Your task is to write out only the lines running from the line with "Convert this diagram to TikZ code." to the line with "(0,0) rectangle (806,926);", both ends kept, with no images.

— START Material supplied —

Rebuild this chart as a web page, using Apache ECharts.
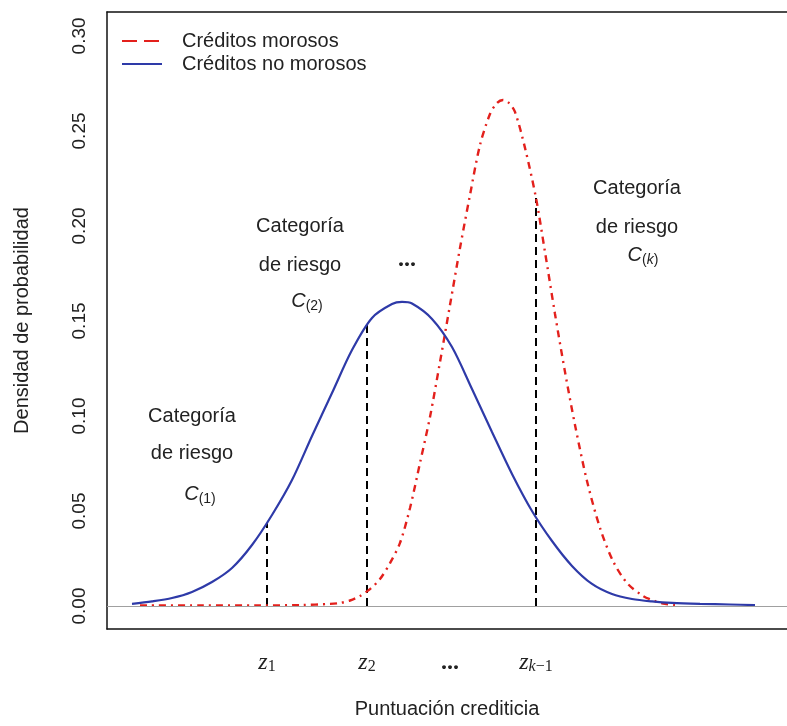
<!DOCTYPE html>
<html><head><meta charset="utf-8">
<script src="https://cdn.jsdelivr.net/npm/echarts@6/dist/echarts.min.js"></script>
<style>html,body{margin:0;padding:0;background:#fff}#c{width:787px;height:726px}</style>
</head><body><div id="c"></div>
<script>
// ---- data (x = credit score in arbitrary units, y = density) ----
const seriesNames = ['Créditos morosos', 'Créditos no morosos'];
const noMorososX = [2.5, 4.5, 6.5, 8.5, 10.5, 12.5, 14.5, 16.5, 18.5, 20.5, 22.5, 24.5, 26.5, 28.5, 29.5, 30.5, 32.5, 34.5, 36.5, 38.5, 40.5, 42.5, 44.5, 46.5, 48.5, 50.5, 52.5, 54.5, 56.5, 59.3, 62.3, 64.8];
const noMorososY = [0.0011, 0.0024, 0.0042, 0.0074, 0.0126, 0.0200, 0.0321, 0.0479, 0.0663, 0.0895, 0.1121, 0.1347, 0.1516, 0.1589, 0.1600, 0.1592, 0.1511, 0.1363, 0.1142, 0.0916, 0.0695, 0.0500, 0.0342, 0.0211, 0.0116, 0.0063, 0.0037, 0.0024, 0.0016, 0.0011, 0.0008, 0.0005];
const morososX = [3.3, 9.3, 15.3, 19.3, 22.3, 23.3, 24.3, 25.3, 26.3, 27.3, 28.3, 29.3, 30.3, 31.3, 32.3, 33.3, 34.3, 35.3, 36.3, 37.3, 38.3, 39.0, 39.6, 40.2, 40.8, 41.8, 42.9, 43.8, 44.8, 45.8, 46.8, 48.0, 49.3, 50.6, 52.0, 53.6, 54.8, 55.8, 56.8];
const morososY = [0.0003, 0.0003, 0.0003, 0.0005, 0.0011, 0.0016, 0.0029, 0.0053, 0.0089, 0.0142, 0.0226, 0.0332, 0.0516, 0.0753, 0.0995, 0.1284, 0.1584, 0.1884, 0.2163, 0.2426, 0.2589, 0.2647, 0.2663, 0.2647, 0.2600, 0.2411, 0.2147, 0.1863, 0.1537, 0.1232, 0.0953, 0.0658, 0.0411, 0.0237, 0.0121, 0.0053, 0.0026, 0.0011, 0.0005];
const cutX = [16.0, 26.0, 42.9];
const cutTop = [0.0437, 0.1479, 0.2147];
const xTickValues = [16.0, 26.0, 34.3, 42.9];
const xTickLabels = ['{z|z}{s|1}', '{z|z}{s|2}', '{d|...}', '{z|z}{sk|k}{s|−1}'];
const yTickValues = [0, 0.05, 0.10, 0.15, 0.20, 0.25, 0.30];

const SANS = 'Liberation Sans, Arial, sans-serif';
const SERIF = 'Liberation Serif, DejaVu Serif, serif';
const X_MIN = 0, X_MAX = 68.0, Y_MIN = -0.0121, Y_MAX = 0.3126;
const chart = echarts.init(document.getElementById('c'));

const zip = (xs, ys) => xs.map((x, i) => [x, ys[i]]);
const cutSeries = cutX.map((x, i) => ({
  type: 'line', data: [[x, 0], [x, cutTop[i]]], symbol: 'none', silent: true,
  lineStyle: { color: '#000', width: 2, type: [8, 5] }, z: 3
}));

const richC = {
  c: { fontFamily: SANS, fontStyle: 'italic', fontSize: 20, lineHeight: 24, color: '#222' },
  s: { fontFamily: SANS, fontSize: 14, lineHeight: 16, verticalAlign: 'bottom', color: '#222' },
  sk: { fontFamily: SANS, fontStyle: 'italic', fontSize: 14, lineHeight: 16, verticalAlign: 'bottom', color: '#222' }
};
function txt(x, y, t) {
  return { type: 'text', x: x, y: y, silent: true,
    style: { text: t, fontFamily: SANS, fontSize: 20, fill: '#222', align: 'center', verticalAlign: 'middle', rich: richC } };
}
const hidden = { opacity: 0, color: 'rgba(0,0,0,0)', borderWidth: 0 };

chart.setOption({
  animation: false,
  grid: { left: 107, right: 0, top: 12, bottom: 97 },
  legend: {
    left: 116, top: 26, orient: 'vertical', itemWidth: 40, itemHeight: 14, itemGap: 3,
    textStyle: { fontFamily: SANS, fontSize: 20, color: '#222', lineHeight: 20, padding: [0, 0, 0, 15] },
    data: [
      { name: seriesNames[0], itemStyle: hidden, lineStyle: { type: [15, 7], width: 2 } },
      { name: seriesNames[1], itemStyle: hidden, lineStyle: { width: 2 } }
    ]
  },
  xAxis: [{
    type: 'value', min: X_MIN, max: X_MAX,
    axisLine: { show: true, onZero: false, lineStyle: { color: '#111', width: 1.5 } },
    axisTick: { show: false }, splitLine: { show: false },
    axisLabel: {
      customValues: xTickValues, margin: 22,
      formatter: v => { const i = xTickValues.findIndex(t => Math.abs(t - v) < 1e-6); return i >= 0 ? xTickLabels[i] : ''; },
      rich: {
        z: { fontFamily: SERIF, fontStyle: 'italic', fontSize: 24, lineHeight: 24, color: '#222' },
        s: { fontFamily: SERIF, fontSize: 16, lineHeight: 14, verticalAlign: 'bottom', color: '#222' },
        sk: { fontFamily: SERIF, fontStyle: 'italic', fontSize: 16, lineHeight: 14, verticalAlign: 'bottom', color: '#222' },
        d: { fontFamily: SERIF, fontSize: 24, fontWeight: 'bold', lineHeight: 24, color: '#222' }
      }
    },
    name: 'Puntuación crediticia', nameLocation: 'middle', nameGap: 70,
    nameTextStyle: { fontFamily: SANS, fontSize: 20, color: '#222' }
  }, {
    type: 'value', position: 'top', min: X_MIN, max: X_MAX,
    axisLine: { show: true, onZero: false, lineStyle: { color: '#111', width: 1.5 } },
    axisTick: { show: false }, axisLabel: { show: false }, splitLine: { show: false }
  }],
  yAxis: {
    type: 'value', min: Y_MIN, max: Y_MAX,
    axisLine: { show: true, onZero: false, lineStyle: { color: '#111', width: 1.5 } },
    axisTick: { show: false }, splitLine: { show: false },
    axisLabel: { customValues: yTickValues, rotate: 90, margin: 18, fontFamily: SANS, fontSize: 19, color: '#222',
      formatter: v => v.toFixed(2) },
    name: 'Densidad de probabilidad', nameLocation: 'middle', nameGap: 75, nameRotate: 90,
    nameTextStyle: { fontFamily: SANS, fontSize: 20, color: '#222' }
  },
  series: [
    { name: seriesNames[0], type: 'line', data: zip(morososX, morososY), symbol: 'none', smooth: 0.3,
      lineStyle: { color: '#e3201c', width: 2.4, type: [7, 5, 2, 5] }, itemStyle: { color: '#e3201c' }, z: 4 },
    { name: seriesNames[1], type: 'line', data: zip(noMorososX, noMorososY), symbol: 'none', smooth: 0.3,
      lineStyle: { color: '#2e3aa8', width: 2.2 }, itemStyle: { color: '#2e3aa8' }, z: 4,
      markLine: { silent: true, symbol: 'none', label: { show: false }, data: [{ yAxis: 0 }],
        lineStyle: { color: '#a0a0a0', width: 1, type: 'solid' } } },
    ...cutSeries
  ],
  graphic: [
    txt(192, 416, 'Categoría'), txt(192, 453, 'de riesgo'), txt(200, 494, '{c|C}{s|(1)}'),
    txt(300, 226, 'Categoría'), txt(300, 265, 'de riesgo'), txt(307, 301, '{c|C}{s|(2)}'),
    txt(637, 188, 'Categoría'), txt(637, 227, 'de riesgo'), txt(643, 255, '{c|C}{s|(}{sk|k}{s|)}'),
    { type: 'text', x: 407, y: 260, silent: true, style: { text: '...', fontFamily: SERIF, fontSize: 24, fontWeight: 'bold', fill: '#222', align: 'center', verticalAlign: 'middle' } }
  ]
});
</script></body></html>
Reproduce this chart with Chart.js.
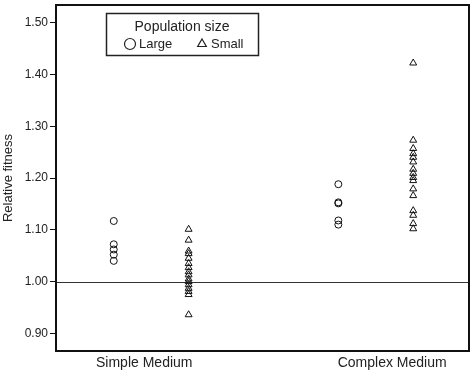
<!DOCTYPE html>
<html>
<head>
<meta charset="utf-8">
<script src="https://cdn.jsdelivr.net/npm/chart.js@4.4.0/dist/chart.umd.min.js"></script>
<style>
  html, body { margin: 0; padding: 0; background: #fff; }
  #wrap { width: 474px; height: 371px; }
</style>
</head>
<body>
<div id="wrap"><canvas id="fitnessChart"></canvas></div>
<script>
// categories on the x axis
const categories = ['Simple Medium', 'Complex Medium'];

// relative fitness values, per population size and medium
const largeSimple = [1.117, 1.072, 1.062, 1.052, 1.040];
const smallSimple = [1.101, 1.080, 1.059, 1.054, 1.045, 1.035, 1.027, 1.019, 1.013, 1.005,
                     1.000, 0.994, 0.987, 0.981, 0.975, 0.936];
const largeComplex = [1.188, 1.153, 1.151, 1.118, 1.110];
const smallComplex = [1.422, 1.273, 1.257, 1.247, 1.240, 1.231, 1.217, 1.209, 1.201, 1.195,
                      1.179, 1.166, 1.137, 1.128, 1.112, 1.102];

// y axis tick labels
const yTicks = [0.90, 1.00, 1.10, 1.20, 1.30, 1.40, 1.50];
const referenceValue = 1.00;

// horizontal dodge of each group around its category label
const dodge = { Large: [-0.123, -0.217], Small: [0.179, 0.085] };

function toPoints(values, catIndex, offset) {
    return values.map(v => ({ x: catIndex + 1 + offset, y: v }));
}

const font = 'Liberation Sans, Arial, sans-serif';

// draws the frame, the 1.00 line and the boxed legend
const framePlugin = {
    id: 'frame',
    beforeDatasetsDraw(chart) {
        const { ctx, chartArea: a, scales } = chart;
        const y = scales.y.getPixelForValue(referenceValue);
        ctx.save();
        ctx.strokeStyle = '#333';
        ctx.lineWidth = 1;
        ctx.beginPath();
        ctx.moveTo(a.left, Math.round(y) + 0.5);
        ctx.lineTo(a.right, Math.round(y) + 0.5);
        ctx.stroke();
        ctx.restore();
    },
    afterDraw(chart) {
        const { ctx, chartArea: a } = chart;
        ctx.save();
        ctx.strokeStyle = '#111';
        ctx.lineWidth = 2;
        ctx.strokeRect(a.left, a.top, a.right - a.left, a.bottom - a.top);

        // legend box
        ctx.lineWidth = 1.5;
        ctx.strokeStyle = '#222';
        ctx.strokeRect(106.5, 13.5, 152, 42);
        ctx.fillStyle = '#222';
        ctx.textBaseline = 'middle';
        ctx.textAlign = 'center';
        ctx.font = '14px ' + font;
        ctx.fillText('Population size', 182, 27);
        ctx.textAlign = 'left';
        ctx.font = '13px ' + font;
        const items = chart.data.datasets.filter(d => d.showInLegend);
        const xs = [130, 202];
        items.forEach((d, i) => {
            ctx.save();
            ctx.fillStyle = 'rgba(0,0,0,0)';
            ctx.strokeStyle = '#222';
            ctx.lineWidth = 1.2;
            Chart.helpers.drawPoint(ctx, {
                pointStyle: d.pointStyle, radius: d.pointStyle === 'circle' ? 5.5 : 5, borderWidth: 1.2, rotation: 0
            }, xs[i], 44);
            ctx.restore();
            ctx.fillText(d.label, xs[i] + 9, 44);
        });
        ctx.restore();
    }
};

const pointBase = {
    showLine: false,
    backgroundColor: 'rgba(0,0,0,0)',
    borderColor: '#111',
    borderWidth: 1,
    pointHoverRadius: 4
};

new Chart(document.getElementById('fitnessChart'), {
    type: 'scatter',
    data: {
        datasets: [
            Object.assign({}, pointBase, {
                label: 'Large', showInLegend: true, pointStyle: 'circle', pointRadius: 3.5,
                data: toPoints(largeSimple, 0, dodge.Large[0]).concat(toPoints(largeComplex, 1, dodge.Large[1]))
            }),
            Object.assign({}, pointBase, {
                label: 'Small', showInLegend: true, pointStyle: 'triangle', pointRadius: 4,
                data: toPoints(smallSimple, 0, dodge.Small[0]).concat(toPoints(smallComplex, 1, dodge.Small[1]))
            })
        ]
    },
    options: {
        responsive: true,
        maintainAspectRatio: false,
        animation: false,
        layout: { padding: { top: 1, right: 4, left: 0, bottom: 0 } },
        plugins: { legend: { display: false }, tooltip: { enabled: false } },
        scales: {
            x: {
                type: 'linear',
                min: 0.644,
                max: 2.31,
                afterBuildTicks(scale) { scale.ticks = [{ value: 1 }, { value: 2 }]; },
                afterFit(scale) {
                    scale.height = 20;
                    scale.paddingLeft = 0;
                    scale.paddingRight = 0;
                },
                grid: { display: false, drawTicks: false },
                border: { display: false },
                ticks: {
                    padding: 4,
                    color: '#222',
                    font: { family: font, size: 14 },
                    callback: v => categories[v - 1]
                }
            },
            y: {
                min: 0.866,
                max: 1.534,
                afterBuildTicks(scale) { scale.ticks = yTicks.map(v => ({ value: v })); },
                afterFit(scale) {
                    scale.width = 56;
                    scale.paddingTop = 0;
                    scale.paddingBottom = 0;
                },
                grid: { drawOnChartArea: false, color: '#111', tickLength: 6, tickWidth: 1 },
                border: { display: false },
                title: {
                    display: true,
                    text: 'Relative fitness',
                    color: '#222',
                    padding: { top: 1, bottom: 0 },
                    font: { family: font, size: 13 }
                },
                ticks: {
                    padding: 2,
                    color: '#222',
                    font: { family: font, size: 12 },
                    callback: v => Number(v).toFixed(2)
                }
            }
        }
    },
    plugins: [framePlugin]
});
</script>
</body>
</html>
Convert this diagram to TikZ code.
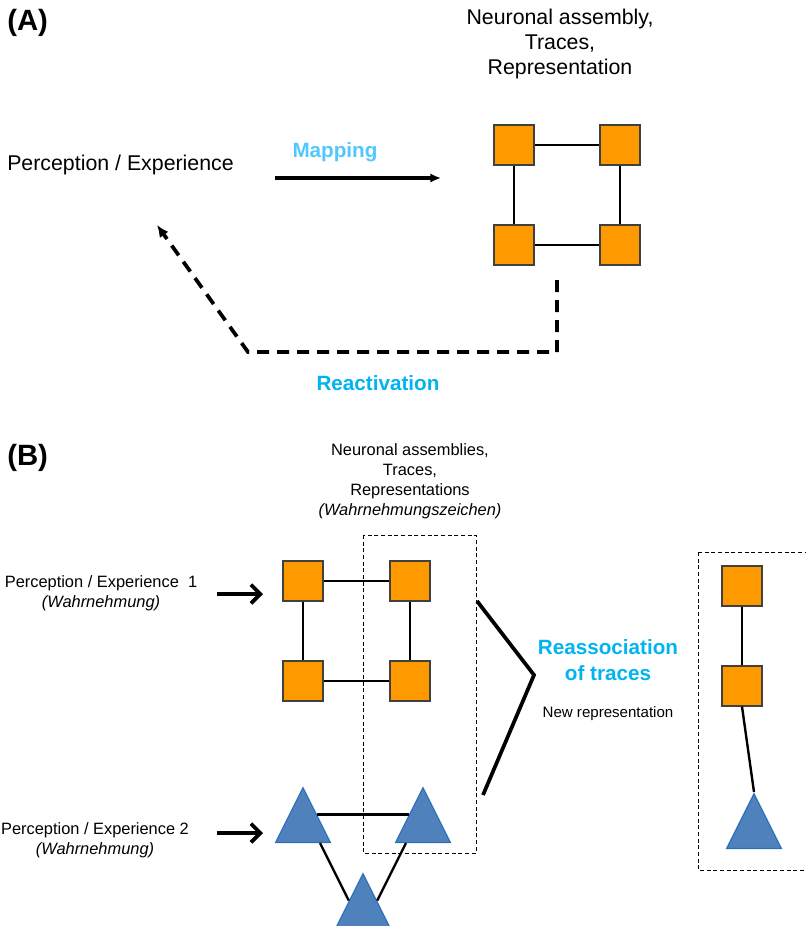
\documentclass[tikz,border=0pt]{standalone}
\usepackage{fontspec}
\setmainfont{Liberation Sans}
\usetikzlibrary{shapes.geometric, positioning, arrows.meta, calc}
\definecolor{sqorange}{RGB}{255,153,0}
\definecolor{sqedge}{RGB}{64,64,64}
\definecolor{trifill}{RGB}{79,129,189}
\definecolor{triedge}{RGB}{46,112,184}
\definecolor{mapblue}{RGB}{80,200,255}
\definecolor{reblue}{RGB}{0,180,240}
\tikzset{sq/.style={draw=sqedge, fill=sqorange, line width=0.9pt, minimum size=30pt, inner sep=0pt},
         tri/.style={isosceles triangle, shape border rotate=90, isosceles triangle stretches,
                     draw=triedge, fill=trifill, line width=1pt, minimum width=41pt, minimum height=41pt,
                     inner sep=0pt, anchor=apex},
         link/.style={line width=1.8pt},
         panel/.style={font=\fontsize{22}{26}\selectfont\bfseries, inner sep=0pt, anchor=west},
         bigtxt/.style={font=\fontsize{16}{19}\selectfont, align=center, inner sep=0pt},
         smalltxt/.style={font=\fontsize{12.3}{15}\selectfont, align=center, inner sep=0pt},
         bluetxt/.style={font=\fontsize{15.5}{19.5}\selectfont\bfseries, align=center, inner sep=0pt},
         box/.style={dash pattern=on 3pt off 2pt, line width=0.7pt},
        }

\begin{document}
\begin{tikzpicture}[x=0.75pt, y=-0.75pt]
        \useasboundingbox (0,0) rectangle (806,926);

        % (A)
        \node[panel](pa)at(7,23){(A)};
        \node[bigtxt, anchor=west](perc)at(7,165){Perception / Experience};
        \node[bigtxt](asm)at(560,44){Neuronal assembly,\\Traces,\\Representation};

        \node[sq](a1)at(514,145){};
        \node[sq](a2)at(620,145){};
        \node[sq](a3)at(514,245){};
        \node[sq](a4)at(620,245){};
        \draw[link](a1)--(a2);
        \draw[link](a3)--(a4);
        \draw[link](a1)--(a3);
        \draw[link](a2)--(a4);

        \node[bluetxt, text=mapblue](map)at(335,152){Mapping};
        \coordinate(m0)at(275,178);
        \coordinate(m1)at(441,178);
        \draw[line width=2.6pt, -{Latex[length=8pt,width=7pt]}](m0)--(m1);

        \coordinate(r0)at(557,280);
        \coordinate(r1)at(557,352);
        \coordinate(r2)at(248,352);
        \coordinate(r3)at(157,225);
        \draw[line width=2.8pt, dash pattern=on 9pt off 6pt, -{Latex[length=9pt,width=8pt]}](r0)--(r1)--(r2)--(r3);
        \node[bluetxt, text=reblue](react)at(378,383){Reactivation};

        % (B)
        \node[panel](pb)at(7,458){(B)};
        \node[smalltxt](asms)at(410,481){Neuronal assemblies,\\Traces,\\Representations\\\textit{(Wahrnehmungszeichen)}};

        \node[smalltxt](p1)at(101,593){Perception / Experience\ \ 1\\\textit{(Wahrnehmung)}};
        \node[smalltxt](p2)at(95,840){Perception / Experience 2\\\textit{(Wahrnehmung)}};

        \node[sq](b1)at(303,581){};
        \node[sq](b2)at(410,581){};
        \node[sq](b3)at(303,681){};
        \node[sq](b4)at(410,681){};
        \draw[link](b1)--(b2);
        \draw[link](b3)--(b4);
        \draw[link](b1)--(b3);
        \draw[link](b2)--(b4);

        \node[tri](t1)at(303,786){};
        \node[tri](t2)at(423,786){};
        \node[tri](t3)at(363,872){};
        \draw[link](t1.right side)--(t2.left side);
        \draw[link]($(t1.lower side)!0.6!(t1.right corner)$)--(t3.left side);
        \draw[link]($(t2.lower side)!0.6!(t2.left corner)$)--(t3.right side);

        \coordinate(e1)at(217,594);
        \coordinate(e2)at(217,833);
        \draw[line width=2.8pt, -{Straight Barb[length=7pt,width=14pt]}](e1)--++(46,0);
        \draw[line width=2.8pt, -{Straight Barb[length=7pt,width=14pt]}](e2)--++(46,0);

        \draw[box](363,535) rectangle (476,853);

        \coordinate(k1)at(477,601);
        \coordinate(k2)at(534,675);
        \coordinate(k3)at(483,795);
        \draw[line width=2.8pt](k1)--(k2)--(k3);

        \node[bluetxt, text=reblue](reass)at(608,660){Reassociation\\of traces};
        \node[smalltxt, font=\fontsize{11.3}{14}\selectfont](newrep)at(608,714){New representation};

        \draw[box](698,552) rectangle (812,870);
        \node[sq](c1)at(742,586){};
        \node[sq](c2)at(742,686){};
        \node[tri](t4)at(754,792){};
        \draw[link](c1)--(c2);
        \draw[link](c2.south)--(t4.apex);
    \end{tikzpicture}
\end{document}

— END Material supplied —

Reply:
Convert this diagram to TikZ code.
\documentclass[tikz,border=0pt]{standalone}
\usepackage{fontspec}
\setmainfont{Liberation Sans}
\usetikzlibrary{shapes.geometric, positioning, arrows.meta, calc}
\definecolor{sqorange}{RGB}{255,153,0}
\definecolor{sqedge}{RGB}{64,64,64}
\definecolor{trifill}{RGB}{79,129,189}
\definecolor{triedge}{RGB}{46,112,184}
\definecolor{mapblue}{RGB}{80,200,255}
\definecolor{reblue}{RGB}{0,180,240}
\tikzset{sq/.style={draw=sqedge, fill=sqorange, line width=0.9pt, minimum size=30pt, inner sep=0pt},
         tri/.style={isosceles triangle, shape border rotate=90, isosceles triangle stretches,
                     draw=triedge, fill=trifill, line width=1pt, minimum width=41pt, minimum height=41pt,
                     inner sep=0pt, anchor=apex},
         link/.style={line width=1.8pt},
         panel/.style={font=\fontsize{22}{26}\selectfont\bfseries, inner sep=0pt, anchor=west},
         bigtxt/.style={font=\fontsize{16}{19}\selectfont, align=center, inner sep=0pt},
         smalltxt/.style={font=\fontsize{12.3}{15}\selectfont, align=center, inner sep=0pt},
         bluetxt/.style={font=\fontsize{15.5}{19.5}\selectfont\bfseries, align=center, inner sep=0pt},
         box/.style={dash pattern=on 3pt off 2pt, line width=0.7pt},
        }

\begin{document}
\begin{tikzpicture}[x=0.75pt, y=-0.75pt]
        \useasboundingbox (0,0) rectangle (806,926);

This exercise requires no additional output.